Armenia Nazarenes continue growing in missions involvement
Nazarene Missions International began in Armenia in 2015, but not many Armenians understood how Nazarene missions worked or how the church in Armenia could participate in that work.
“Having started the ministry of Nazarene Missions International in Armenia, we faced many cultural problems that didn’t let us move on,” said Roza Vardanyan, Eurasia North Field NMI coordinator. “However, after several years we understand that nothing was in vain, and we needed to break some stereotypes.”
Armenia has received aid from different countries in the past but had yet to send aid elsewhere, partially because of the country’s poverty rate. Across the country, 27 percent of the population is considered poor, and the Nazarene church exists in places where the poor population is 47 percent.
But that didn’t deter the Armenians any longer as they began implementing two projects that would financially support the needs of ministries in Bangladesh and Nepal.
Armenian Nazarenes managed to support them financially with God’s help and with the willingness of the churches.

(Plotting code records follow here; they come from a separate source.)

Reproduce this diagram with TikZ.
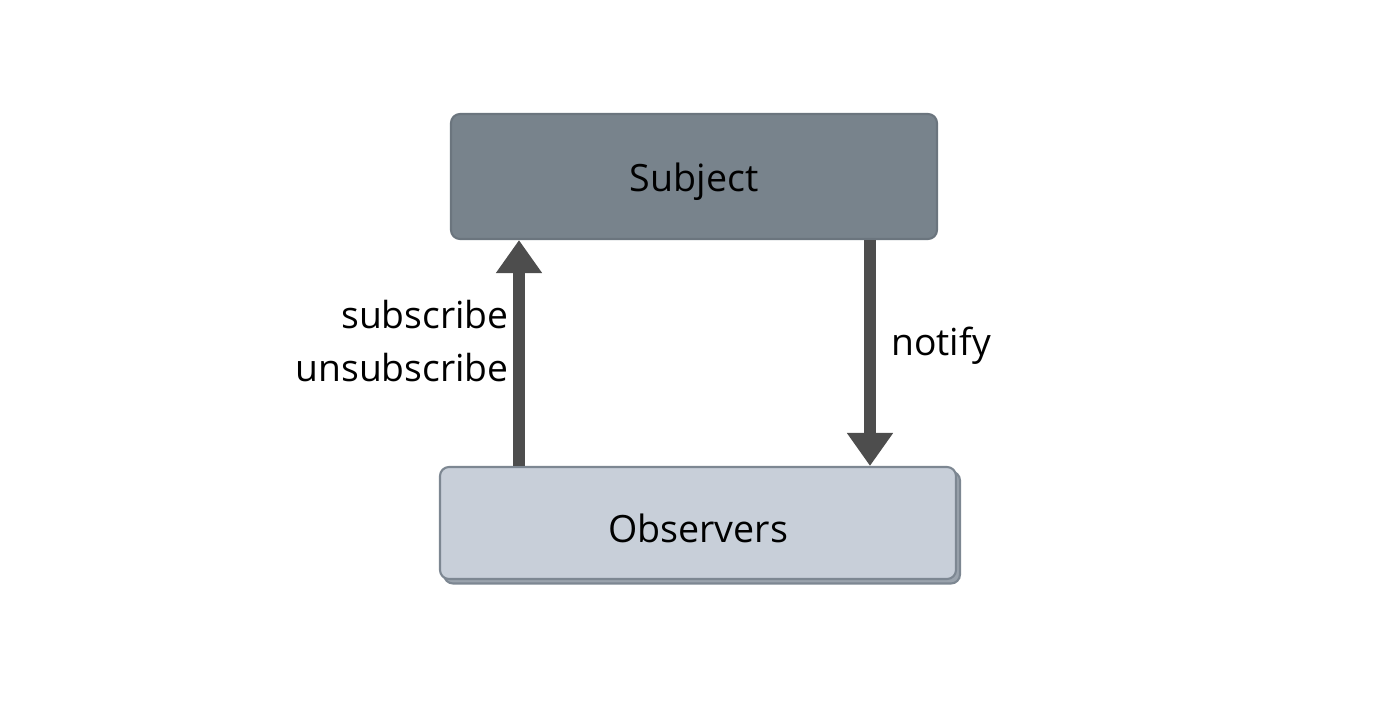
\documentclass[tikz,border=0pt]{standalone}
\usepackage{fontspec}
\setmainfont{Open Sans}
\usetikzlibrary{arrows.meta}
\definecolor{subjfill}{HTML}{78838C}
\definecolor{subjline}{HTML}{6B757E}
\definecolor{obsfill}{HTML}{C8CFD9}
\definecolor{obsline}{HTML}{7D8792}
\definecolor{obsshadow}{HTML}{9AA3AD}
\definecolor{arrowgray}{HTML}{4D4D4D}
\tikzset{
  box/.style={rectangle, rounded corners=0.09cm, line width=0.6pt, font=\fontsize{10.7pt}{12pt}\selectfont},
  flow/.style={draw=arrowgray, line width=0.12cm, -{Triangle[width=0.44cm, length=0.33cm]}},
  lbl/.style={font=\fontsize{10.6pt}{15pt}\selectfont}
}
\begin{document}
\begin{tikzpicture}
        \useasboundingbox (0,0) rectangle (14,7);
        \node[box, fill=obsshadow, draw=obsline, minimum width=5.16cm, minimum height=1.12cm] (obsback) at (7.02, 1.725) {};
        \node[box, fill=obsfill, draw=obsline, minimum width=5.16cm, minimum height=1.12cm] (obs) at (6.98, 1.77) {\raisebox{-1.4pt}[\height][\depth]{Observers}};
        \node[box, fill=subjfill, draw=subjline, minimum width=4.86cm, minimum height=1.25cm] (subj) at (6.94, 5.235) {\raisebox{-1.4pt}[\height][\depth]{Subject}};
        \coordinate (lx) at (5.19, 0);
        \coordinate (rx) at (8.70, 0);
        \draw[flow] (obs.north -| lx) -- (subj.south -| lx);
        \draw[flow] (subj.south -| rx) -- (obs.north -| rx);
        \node[lbl, anchor=east, align=right] (sublbl) at (5.21, 3.59) {subscribe\\unsubscribe};
        \node[lbl, anchor=west] (notlbl) at (8.79, 3.54) {notify};
        \end{tikzpicture}
\end{document}
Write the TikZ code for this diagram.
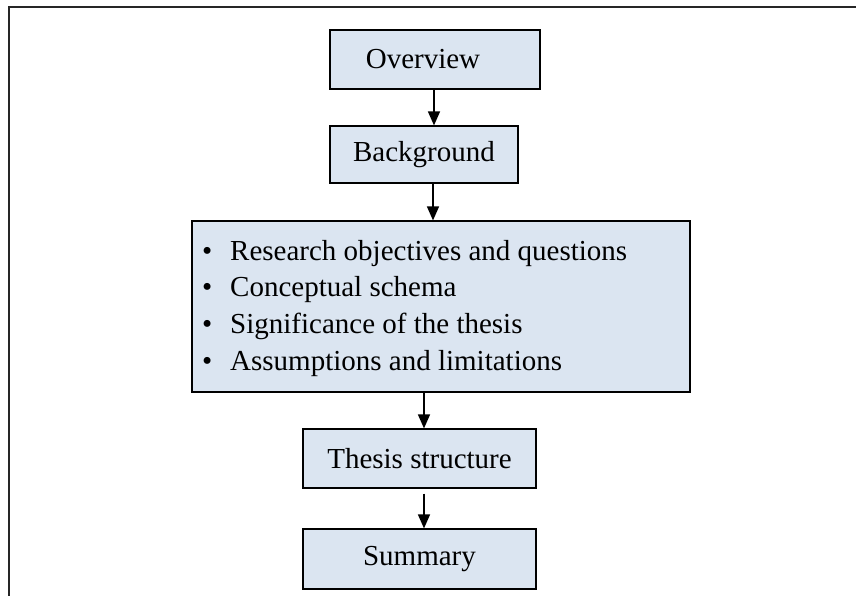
\documentclass[tikz,border=0pt]{standalone}
\usepackage{fontspec}
\setmainfont{Liberation Serif}
\usetikzlibrary{arrows.meta}
\definecolor{boxfill}{HTML}{DBE5F1}
\begin{document}
\begin{tikzpicture}[x=1pt,y=-1pt,
  txt/.style={font=\fontsize{29}{34}\selectfont},
  box/.style={draw=black, line width=1.2pt, fill=boxfill, inner sep=0pt, txt},
  lbl/.style={txt, inner sep=0pt},
  arr/.style={line width=1.4pt, -{Triangle[length=14pt,width=12pt]}}]
\useasboundingbox (0,0) rectangle (856,596);
\coordinate (fa) at (9,596);
\coordinate (fb) at (9,7);
\coordinate (fc) at (856,7);
\draw[line width=2pt, black!85] (fa) -- (fb) -- (fc);
\node[box, minimum width=210pt, minimum height=59pt] (ov) at (435,59.5) {};
\node[lbl] (ovt) at (423,59.5) {Overview};
\node[box, minimum width=188pt, minimum height=57pt] (bg) at (424,154.5) {Background};
\node[box, minimum width=498pt, minimum height=171pt] (big) at (441,306.5) {};
\node[box, minimum width=233pt, minimum height=59pt] (ts) at (419.5,458.5) {Thesis structure};
\node[box, minimum width=233pt, minimum height=60pt] (sm) at (419.5,559) {Summary};
\node[lbl, anchor=base west] (b1) at (202,260) {•};
\node[lbl, anchor=base west] (b2) at (202,296.7) {•};
\node[lbl, anchor=base west] (b3) at (202,333.3) {•};
\node[lbl, anchor=base west] (b4) at (202,370) {•};
\node[lbl, anchor=base west] (t1) at (230,260) {Research objectives and questions};
\node[lbl, anchor=base west] (t2) at (230,296.7) {Conceptual schema};
\node[lbl, anchor=base west] (t3) at (230,333.3) {Significance of the thesis};
\node[lbl, anchor=base west] (t4) at (230,370) {Assumptions and limitations};
\coordinate (c1) at (434,0);
\coordinate (c2) at (433,0);
\coordinate (c3) at (424,0);
\draw[arr] (ov.south -| c1) -- (bg.north -| c1);
\draw[arr] (bg.south -| c2) -- (big.north -| c2);
\draw[arr] (big.south -| c3) -- (ts.north -| c3);
\draw[arr] (ts.south -| c3) ++(0,5) -- (sm.north -| c3);
\end{tikzpicture}
\end{document}
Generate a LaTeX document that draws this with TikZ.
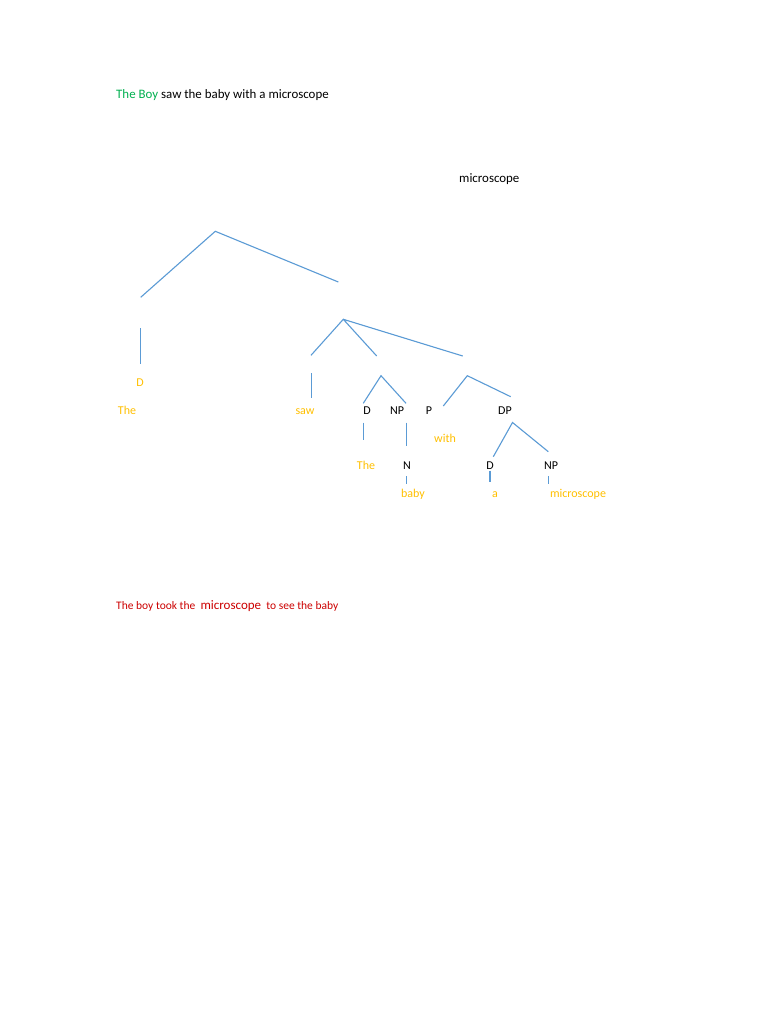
\documentclass[tikz,border=0pt]{standalone}
\usepackage{fontspec}
\setmainfont{Carlito}
\usepackage{tikz}
\definecolor{wordblue}{RGB}{91,155,213}
\definecolor{wordorange}{RGB}{255,192,0}
\definecolor{wordgreen}{RGB}{0,176,80}
\definecolor{wordred}{RGB}{204,0,0}

\begin{document}
\begin{tikzpicture}[x=1pt,y=-1pt,
    branch/.style={draw=wordblue,line width=1.1pt},
    word/.style={anchor=base,inner sep=0pt,text=wordorange,font=\fontsize{12}{14}\selectfont},
    cat/.style={anchor=base,inner sep=0pt,text=black,font=\fontsize{12}{14}\selectfont},
    sent/.style={anchor=base west,inner sep=0pt,font=\fontsize{12.9}{15}\selectfont}]
  \useasboundingbox[fill=white] (0,0) rectangle (768,1024);

  % sentences
  \node [sent] (title) at (116,99) {\textcolor{wordgreen}{The Boy} saw the baby with a microscope};
  \node [sent] (mic) at (459,183) {microscope};
  \node [sent,text=wordred,font=\fontsize{11.5}{13}\selectfont] (alt) at (116,609)
        {The boy took the\ \ {\fontsize{13}{15}\selectfont microscope}\ \ to see the baby};

  % tree labels
  \node [word] (d1)    at (140,386) {D};
  \node [word] (the1)  at (127,414) {The};
  \node [word] (saw)   at (305,414) {saw};
  \node [cat]  (d2)    at (367,414) {D};
  \node [cat]  (np1)   at (397,414) {NP};
  \node [cat]  (p)     at (429,414) {P};
  \node [cat]  (dp)    at (505,414) {DP};
  \node [word] (with)  at (445,442) {with};
  \node [word] (the2)  at (366,469) {The};
  \node [cat]  (n)     at (407,469) {N};
  \node [cat]  (d3)    at (490,469) {D};
  \node [cat]  (np2)   at (551,469) {NP};
  \node [word] (baby)  at (413,497) {baby};
  \node [word] (a)     at (495,497) {a};
  \node [word] (micro) at (578,497) {microscope};

  % branch points
  \coordinate (s)    at (215.3,231.3);
  \coordinate (sL)   at (140.7,297.3);
  \coordinate (sR)   at (338.3,282);
  \coordinate (vp)   at (343.3,319.3);
  \coordinate (vpA)  at (311,355.3);
  \coordinate (vpB)  at (376.7,356);
  \coordinate (vpC)  at (462.7,356);
  \coordinate (obj)  at (381,375.7);
  \coordinate (objA) at (363.3,403.3);
  \coordinate (objB) at (406,403.3);
  \coordinate (pp)   at (467.3,375.7);
  \coordinate (ppA)  at (443.3,406);
  \coordinate (ppB)  at (510.7,396.7);
  \coordinate (dpT)  at (512.5,422.5);
  \coordinate (dpA)  at (493.3,456.7);
  \coordinate (dpB)  at (548.3,451.7);

  \draw [branch] (sL) -- (s) -- (sR);
  \draw [branch] (vpA) -- (vp) -- (vpB) (vp) -- (vpC);
  \draw [branch] (objA) -- (obj) -- (objB);
  \draw [branch] (ppA) -- (pp) -- (ppB);
  \draw [branch] (dpA) -- (dpT) -- (dpB);

  % vertical strokes
  \foreach \x/\ya/\yb in {140.7/328.3/364.3, 311.3/373.3/398.3, 363.7/422.7/440,
                          406.7/422.7/446, 406.7/476/484, 490/470.7/481.7, 548.3/476/484}
    \draw [branch] (\x,\ya) -- (\x,\yb);
\end{tikzpicture}
\end{document}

In the years following 2015, NMI started collecting Alabaster offerings by gathering the funds over the course of the year. The Alabaster boxes stay in the churches and are filled up throughout the year. At the end, the money is counted and is transferred to the global church.
In addition to the year-round Alabaster boxes, the churches have a “help basket” project to support low-income families and food programs for those in need.
“We see the wonders of God that happen in Armenia, and we are blessed when we bless people,” Vardanyan said. “As these programs succeed in Armenia, we will continue implementing them here, and we are happy to have our contribution in different districts for our sister churches despite being a country in a war with numerous difficulties."
Articles, information, prayer requests, heartwarming messages, and books have been translated and sent to Armenian churches, which helped to show God’s work and love.
According to Vardanyan, there is a new focus on raising pastors in Armenia, and NMI has come up with the idea of collecting funds to invest in future pastors who will serve in different cities and villages of Armenia.
“Church members willingly invest in this, and we hope to care for the future pastors of Armenia,” Vardanyan said. “We can happily state that the aim of the district of Armenia is to develop into the missions ministry and have missionary disciples who will serve not only in Armenia but also in places where the gospel has not been preached yet.”